Common Misconceptions About Clea

People think she’s a "gear check." She isn't. She’s a "skill check."

You can be five levels under-leveled and still beat her if your timing is perfect. Conversely, you can be over-leveled and get shredded if you're lazy with your dodges. This isn't a game where you can grind your way past bad mechanics. The Expedition 33 Clea fight exists specifically to ensure you understand how to play the game before it lets you progress into the later, even more punishing stages of the Paint-corrupted world.

The narrative weight of the fight also throws people off. Clea isn't just a random monster. The emotional stakes—Expedition 33 is the last hope against the Paintress—make the encounter feel more frantic. Don't let the music get to you. Keep your eyes on her hands.

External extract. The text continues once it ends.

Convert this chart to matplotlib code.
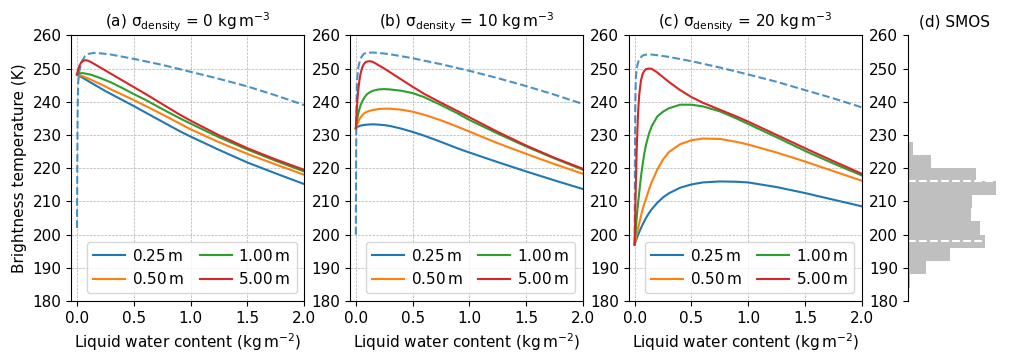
import matplotlib
matplotlib.use("Agg")
import matplotlib.pyplot as plt

plt.rcParams['mathtext.default'] = 'regular'

# liquid water content grid (kg m-2) at which the curves were read
lwc = [0, 0.005, 0.01, 0.015, 0.02, 0.03, 0.04, 0.055, 0.07, 0.085, 0.1, 0.125,
       0.15, 0.2, 0.25, 0.3, 0.4, 0.5, 0.6, 0.75, 0.9, 1.0, 1.25, 1.5, 1.75, 2.0]
lwc_dash = [0, 0.003, 0.006, 0.01, 0.02, 0.04, 0.07, 0.1, 0.15, 0.2, 0.3,
            0.5, 0.75, 1.0, 1.25, 1.5, 1.75, 2.0]

depth_labels = ['0.25$\\,$m', '0.50$\\,$m', '1.00$\\,$m', '5.00$\\,$m']

# (a) sigma_density = 0
tb_a_025 = [248.2, 248.1, 248.0, 247.9, 247.8, 247.6, 247.4, 247.1, 246.8, 246.5,
            246.2, 245.7, 245.2, 244.2, 243.2, 242.3, 240.5, 238.7, 236.8, 234.0,
            231.2, 229.5, 225.5, 221.7, 218.4, 215.2]
tb_a_050 = [248.2, 248.15, 248.1, 248.05, 248.0, 247.9, 247.8, 247.6, 247.4, 247.2,
            247.0, 246.6, 246.2, 245.4, 244.6, 243.7, 242.1, 240.5, 238.8, 236.2,
            233.5, 231.7, 227.8, 224.3, 221.1, 218.0]
tb_a_100 = [248.2, 248.3, 248.4, 248.45, 248.5, 248.55, 248.6, 248.6, 248.5, 248.4,
            248.3, 248.1, 247.8, 247.2, 246.5, 245.8, 244.1, 242.3, 240.6, 237.8,
            235.1, 233.4, 229.3, 225.6, 222.2, 219.0]
tb_a_500 = [248.2, 249.0, 249.6, 250.2, 250.7, 251.4, 251.9, 252.3, 252.5, 252.45,
            252.3, 251.9, 251.4, 250.4, 249.4, 248.4, 246.4, 244.4, 242.4, 239.3,
            236.2, 234.3, 229.9, 226.0, 222.6, 219.5]
tb_a_dash = [202.0, 225.0, 238.0, 245.5, 249.2, 252.0, 253.7, 254.4, 254.7, 254.6,
             254.2, 252.9, 251.1, 249.0, 246.9, 244.6, 241.9, 239.0]

# (b) sigma_density = 10
tb_b_025 = [232.0, 232.15, 232.3, 232.4, 232.5, 232.65, 232.8, 232.9, 233.0, 233.05,
            233.1, 233.15, 233.2, 233.1, 232.95, 232.7, 231.9, 230.9, 229.8, 227.9,
            225.9, 224.7, 221.8, 219.0, 216.3, 213.7]
tb_b_050 = [232.0, 232.5, 233.0, 233.5, 233.9, 234.6, 235.2, 235.9, 236.4, 236.75,
            237.0, 237.3, 237.5, 237.8, 237.9, 237.9, 237.6, 237.0, 236.1, 234.4,
            232.4, 231.0, 227.5, 224.3, 221.2, 218.3]
tb_b_100 = [232.0, 233.2, 234.3, 235.3, 236.2, 237.6, 238.8, 240.0, 241.0, 241.7,
            242.3, 242.9, 243.3, 243.7, 243.8, 243.7, 243.3, 242.6, 241.4, 239.0,
            236.4, 234.5, 230.4, 226.5, 222.9, 219.5]
tb_b_500 = [232.0, 235.5, 238.5, 241.0, 243.0, 246.0, 248.2, 250.2, 251.3, 251.9,
            252.1, 252.2, 252.0, 251.0, 250.0, 248.9, 246.7, 244.5, 242.4, 239.7,
            237.1, 235.3, 230.9, 226.8, 223.1, 219.8]
tb_b_dash = [200.0, 226.0, 239.0, 246.0, 250.0, 253.0, 254.4, 254.8, 254.8, 254.7,
             254.3, 253.1, 251.3, 249.3, 247.1, 244.7, 242.1, 239.3]

# (c) sigma_density = 20
tb_c_025 = [197.0, 197.5, 198.0, 198.5, 199.0, 199.9, 200.7, 201.9, 203.0, 204.0,
            205.0, 206.4, 207.6, 209.6, 211.2, 212.4, 214.1, 215.1, 215.7, 216.0,
            215.9, 215.7, 214.3, 212.5, 210.5, 208.5]
tb_c_050 = [197.0, 197.9, 198.8, 199.7, 200.6, 202.0, 203.3, 205.5, 207.5, 209.3,
            210.8, 213.5, 215.8, 219.6, 222.6, 224.8, 227.2, 228.4, 228.9, 228.8,
            227.9, 227.1, 224.7, 222.0, 219.1, 216.2]
tb_c_100 = [197.0, 199.3, 201.5, 203.7, 205.8, 209.4, 212.5, 217.3, 221.0, 224.4,
            227.0, 230.3, 232.6, 235.6, 237.0, 238.0, 239.1, 239.1, 238.6, 237.1,
            234.9, 233.3, 229.3, 225.2, 221.4, 217.8]
tb_c_500 = [197.0, 205.5, 214.0, 221.5, 227.5, 236.5, 242.0, 246.3, 248.3, 249.3,
            249.8, 250.0, 249.9, 248.8, 247.4, 246.0, 243.5, 241.4, 239.7, 237.6,
            235.5, 234.0, 230.0, 226.0, 222.1, 218.3]
tb_c_dash = [197.0, 225.0, 240.0, 247.0, 250.5, 252.8, 253.9, 254.2, 254.2, 254.0,
             253.5, 252.2, 250.3, 248.2, 246.0, 243.5, 241.0, 238.3]

panels = [
    ('(a) $\\sigma_{density}$ = 0 kg$\\,$m$^{-3}$',
     [tb_a_025, tb_a_050, tb_a_100, tb_a_500], tb_a_dash),
    ('(b) $\\sigma_{density}$ = 10 kg$\\,$m$^{-3}$',
     [tb_b_025, tb_b_050, tb_b_100, tb_b_500], tb_b_dash),
    ('(c) $\\sigma_{density}$ = 20 kg$\\,$m$^{-3}$',
     [tb_c_025, tb_c_050, tb_c_100, tb_c_500], tb_c_dash),
]

# (d) SMOS histogram (4 K bins, relative counts)
smos_bin_lo = [184, 188, 192, 196, 200, 204, 208, 212, 216, 220, 224]
smos_counts = [7, 55, 125, 232, 217, 190, 193, 265, 203, 68, 17]
smos_lines = [216, 198]

fig = plt.figure(figsize=(10.09, 3.62), dpi=100)
gs = fig.add_gridspec(1, 4, width_ratios=[1, 1, 1, 0.4], left=0.0707,
                      right=0.992, bottom=0.1685, top=0.9025, wspace=0.232)

for i, (title, curves, dash) in enumerate(panels):
    ax = fig.add_subplot(gs[0, i])
    ax.plot(lwc_dash, dash, '--', color='C0', alpha=0.8, lw=1.5)
    for j, tb in enumerate(curves):
        ax.plot(lwc, tb, color='C%d' % j, lw=1.5, label=depth_labels[j])
    ax.set_xlim(-0.05, 2.0)
    ax.set_ylim(180, 260)
    ax.set_xticks([0, 0.5, 1.0, 1.5, 2.0])
    ax.set_yticks(range(180, 261, 10))
    ax.grid(True, linestyle='--', linewidth=0.5, color='#b0b0b0')
    ax.set_title(title, fontsize=11)
    ax.set_xlabel('Liquid water content (kg$\\,$m$^{-2}$)', fontsize=11)
    if i == 0:
        ax.set_ylabel('Brightness temperature (K)', fontsize=11)
    ax.tick_params(labelsize=11)
    ax.legend(loc='lower right', ncol=2, fontsize=11, handlelength=2.1,
              handletextpad=0.45, columnspacing=1.0, borderpad=0.4)

axd = fig.add_subplot(gs[0, 3])
axd.barh(smos_bin_lo, smos_counts, height=4, align='edge', color='grey', alpha=0.5)
for v in smos_lines:
    axd.axhline(v, color='white', linestyle='--', lw=1.5)
axd.set_ylim(180, 260)
axd.set_xlim(0, max(smos_counts) * 1.05)
axd.set_yticks(range(180, 261, 10))
axd.tick_params(labelsize=11)
axd.set_xticks([])
for s in ['top', 'right', 'bottom']:
    axd.spines[s].set_visible(False)
axd.set_title('(d) SMOS', fontsize=11)

fig.savefig('out.png', dpi=100)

Actionable Steps for Victory

  1. Master the Rhythm: Go into the fight once with the sole intention of losing. Don't attack. Just practice parrying her 3-hit and 5-hit combos until you can do it with your eyes closed.
  2. Resource Hoarding: Save your Paint Gauges for her second phase. The first phase is manageable with basic skills and parry-counters. You need the burst damage for the end.
  3. Identify the Visual Cues: Watch for the red glow versus the blue glow. Red usually indicates an unblockable attack that requires a dodge or jump. Blue is your invitation to parry and punish.
  4. Optimize Your Turn Order: Use speed-boosting consumables if Clea is out-pacing you. Controlling the flow of the "Timeline" at the top of the screen is just as important as the combat itself.
  5. Stay Aggressive: Do not let her posture bar decay. If you have to choose between a minor heal and a posture-damaging strike, take the strike—unless you're at death's door. Winning the stagger war is the only way to bypass her high defensive stats.

Beating Clea requires moving past the "traditional RPG" mindset. Once you stop waiting for your turn and start taking it, the fight becomes a masterpiece of timing and strategy. Focus on the animations, respect the parry windows, and don't let the beautiful visuals distract you from the blade aimed at your throat.